TASK DESCRIPTION >>
Find the line containing "Emit a Python". Quote it and every line after it, exactly, through the end; skip pictures.

DATASET CONTENT >>
....
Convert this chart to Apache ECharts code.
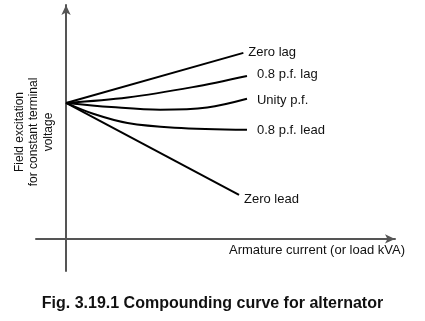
<!DOCTYPE html>
<html><head><meta charset="utf-8">
<script src="https://cdn.jsdelivr.net/npm/echarts@6/dist/echarts.min.js"></script>
<style>html,body{margin:0;padding:0;background:#fff}#c{width:425px;height:321px}</style>
</head><body><div id="c"></div>
<script>
// Armature current (arbitrary units) and field excitation (arbitrary units)
var zeroLagX = [0, 9.8];
var zeroLagY = [5.0, 6.84];
var lag08X = [0, 3.4, 7.0, 10];
var lag08Y = [5.0, 5.2, 5.58, 5.99];
var unityX = [0, 2.5, 5.2, 7.8, 10];
var unityY = [5.0, 4.85, 4.75, 4.83, 5.15];
var lead08X = [0, 1.5, 3.4, 6.0, 10];
var lead08Y = [5.0, 4.6, 4.26, 4.09, 4.01];
var zeroLeadX = [0, 9.56];
var zeroLeadY = [5.0, 1.62];
var seriesNames = ['Zero lag', '0.8 p.f. lag', 'Unity p.f.', '0.8 p.f. lead', 'Zero lead'];

function pairs(xs, ys){ return xs.map(function(x,i){ return [x, ys[i]]; }); }
var allData = [pairs(zeroLagX,zeroLagY), pairs(lag08X,lag08Y), pairs(unityX,unityY), pairs(lead08X,lead08Y), pairs(zeroLeadX,zeroLeadY)];
var labelOffsets = [[-3,0],[2,-2],[2,2],[2,1],[-3,5]];

var font = 'Liberation Sans, Arial, sans-serif';
var chart = echarts.init(document.getElementById('c'), null, {renderer:'canvas'});
chart.setOption({
  animation: false,
  title: {
    text: 'Fig. 3.19.1 Compounding curve for alternator',
    left: 'center', top: 291,
    textStyle: {fontFamily: font, fontSize: 16, fontWeight: 'bold', color: '#111'}
  },
  grid: {left: 36, right: 30, top: 5, bottom: 50, containLabel: false, outerBoundsMode: 'none'},
  xAxis: {
    type: 'value', min: -1.66, max: 18.18,
    axisLine: {onZero: true, lineStyle: {color: '#555', width: 2}, symbol: ['none','arrow'], symbolSize: [7,10]},
    axisTick: {show:false}, axisLabel: {show:false}, splitLine: {show:false},
    name: 'Armature current (or load kVA)', nameLocation: 'end', nameGap: 10,
    nameTextStyle: {fontFamily: font, fontSize: 13, color: '#111', align: 'right', verticalAlign: 'top', padding: [5,0,0,0]}
  },
  yAxis: {
    type: 'value', min: -1.18, max: 8.6,
    axisLine: {onZero: true, lineStyle: {color: '#555', width: 2}, symbol: ['none','arrow'], symbolSize: [7,10]},
    axisTick: {show:false}, axisLabel: {show:false}, splitLine: {show:false},
    name: 'Field excitation\nfor constant terminal\nvoltage', nameLocation: 'middle', nameRotate: 90, nameGap: 2,
    nameTextStyle: {fontFamily: font, fontSize: 12, color: '#111', lineHeight: 14.5, align: 'center', verticalAlign: 'middle', padding: [0,0,0,12]}
  },
  series: allData.map(function(d,i){
    return {
      name: seriesNames[i], type: 'line', data: d, smooth: d.length > 2 ? 0.35 : false,
      showSymbol: false, lineStyle: {color: '#000', width: 2},
      endLabel: {show: true, formatter: '{a}', offset: labelOffsets[i], fontFamily: font, fontSize: 13, color: '#111'}
    };
  })
});
</script></body></html>
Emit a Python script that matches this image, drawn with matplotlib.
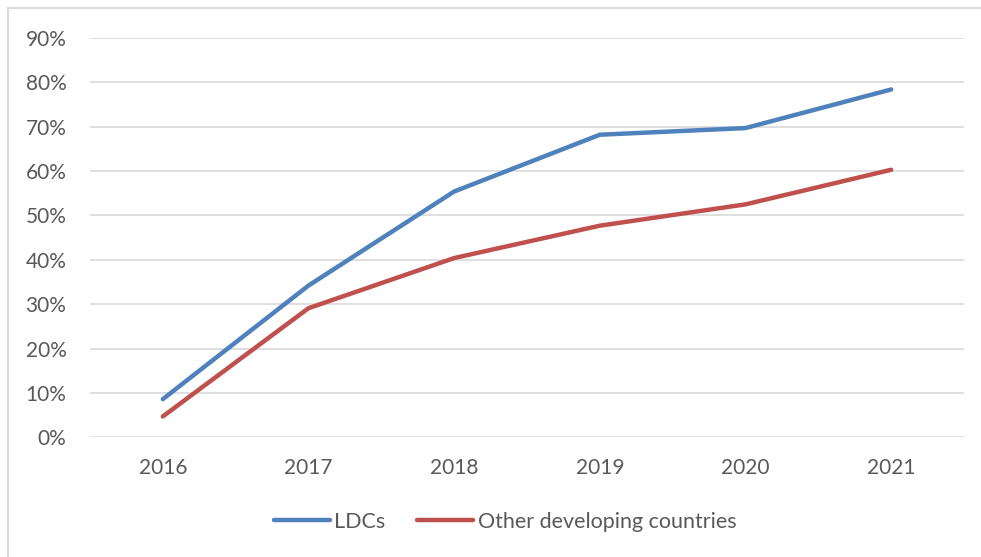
import matplotlib.pyplot as plt
from matplotlib.patches import Rectangle
from matplotlib.ticker import PercentFormatter

years = ['2016', '2017', '2018', '2019', '2020', '2021']
ldcs = [8.6, 34.2, 55.4, 68.2, 69.7, 78.4]
other_dev = [4.7, 29.1, 40.4, 47.7, 52.5, 60.3]

plt.rcParams['font.family'] = ['Lato', 'DejaVu Sans']

fig = plt.figure(figsize=(9.81, 5.57), dpi=100)
ax = fig.add_axes([90 / 981, (557 - 437.3) / 557, 874 / 981, (437.3 - 38) / 557])

# outer chart frame, cut off on the right and bottom
fig.patches.append(Rectangle((8 / 981, -0.1), 1.1, (557 - 8) / 557 + 0.1,
                             transform=fig.transFigure, fill=False,
                             edgecolor='#D9D9D9', linewidth=1.5))

x = range(len(years))
ax.plot(x, ldcs, color='#4F81BD', linewidth=3.2, solid_capstyle='round',
        solid_joinstyle='round', label='LDCs')
ax.plot(x, other_dev, color='#C0504D', linewidth=3.2, solid_capstyle='round',
        solid_joinstyle='round', label='Other developing countries')

ax.set_xlim(-0.5, len(years) - 0.5)
ax.set_ylim(0, 90)
ax.set_yticks(range(0, 91, 10))
ax.yaxis.set_major_formatter(PercentFormatter(decimals=0))
ax.set_xticks(list(x))
ax.set_xticklabels(years)

ax.grid(axis='y', color='#D9D9D9', linewidth=1.2)
ax.set_axisbelow(True)
for s in ax.spines.values():
    s.set_visible(False)
ax.tick_params(axis='both', length=0, labelsize=15, labelcolor='#595959')
ax.tick_params(axis='y', pad=17)
ax.tick_params(axis='x', pad=15)

fig.legend(loc='center', bbox_to_anchor=(505 / 981, (557 - 522) / 557), ncol=2,
           frameon=False, fontsize=15.5, labelcolor='#595959', handlelength=2.6,
           handletextpad=0.2, columnspacing=1.5)

fig.savefig('out.png', dpi=100)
....
RESULT OF THIS EXERCISE >>
Emit a Python script that matches this image, drawn with matplotlib.
import matplotlib.pyplot as plt
from matplotlib.patches import Rectangle
from matplotlib.ticker import PercentFormatter

years = ['2016', '2017', '2018', '2019', '2020', '2021']
ldcs = [8.6, 34.2, 55.4, 68.2, 69.7, 78.4]
other_dev = [4.7, 29.1, 40.4, 47.7, 52.5, 60.3]

plt.rcParams['font.family'] = ['Lato', 'DejaVu Sans']

fig = plt.figure(figsize=(9.81, 5.57), dpi=100)
ax = fig.add_axes([90 / 981, (557 - 437.3) / 557, 874 / 981, (437.3 - 38) / 557])

# outer chart frame, cut off on the right and bottom
fig.patches.append(Rectangle((8 / 981, -0.1), 1.1, (557 - 8) / 557 + 0.1,
                             transform=fig.transFigure, fill=False,
                             edgecolor='#D9D9D9', linewidth=1.5))

x = range(len(years))
ax.plot(x, ldcs, color='#4F81BD', linewidth=3.2, solid_capstyle='round',
        solid_joinstyle='round', label='LDCs')
ax.plot(x, other_dev, color='#C0504D', linewidth=3.2, solid_capstyle='round',
        solid_joinstyle='round', label='Other developing countries')

ax.set_xlim(-0.5, len(years) - 0.5)
ax.set_ylim(0, 90)
ax.set_yticks(range(0, 91, 10))
ax.yaxis.set_major_formatter(PercentFormatter(decimals=0))
ax.set_xticks(list(x))
ax.set_xticklabels(years)

ax.grid(axis='y', color='#D9D9D9', linewidth=1.2)
ax.set_axisbelow(True)
for s in ax.spines.values():
    s.set_visible(False)
ax.tick_params(axis='both', length=0, labelsize=15, labelcolor='#595959')
ax.tick_params(axis='y', pad=17)
ax.tick_params(axis='x', pad=15)

fig.legend(loc='center', bbox_to_anchor=(505 / 981, (557 - 522) / 557), ncol=2,
           frameon=False, fontsize=15.5, labelcolor='#595959', handlelength=2.6,
           handletextpad=0.2, columnspacing=1.5)

fig.savefig('out.png', dpi=100)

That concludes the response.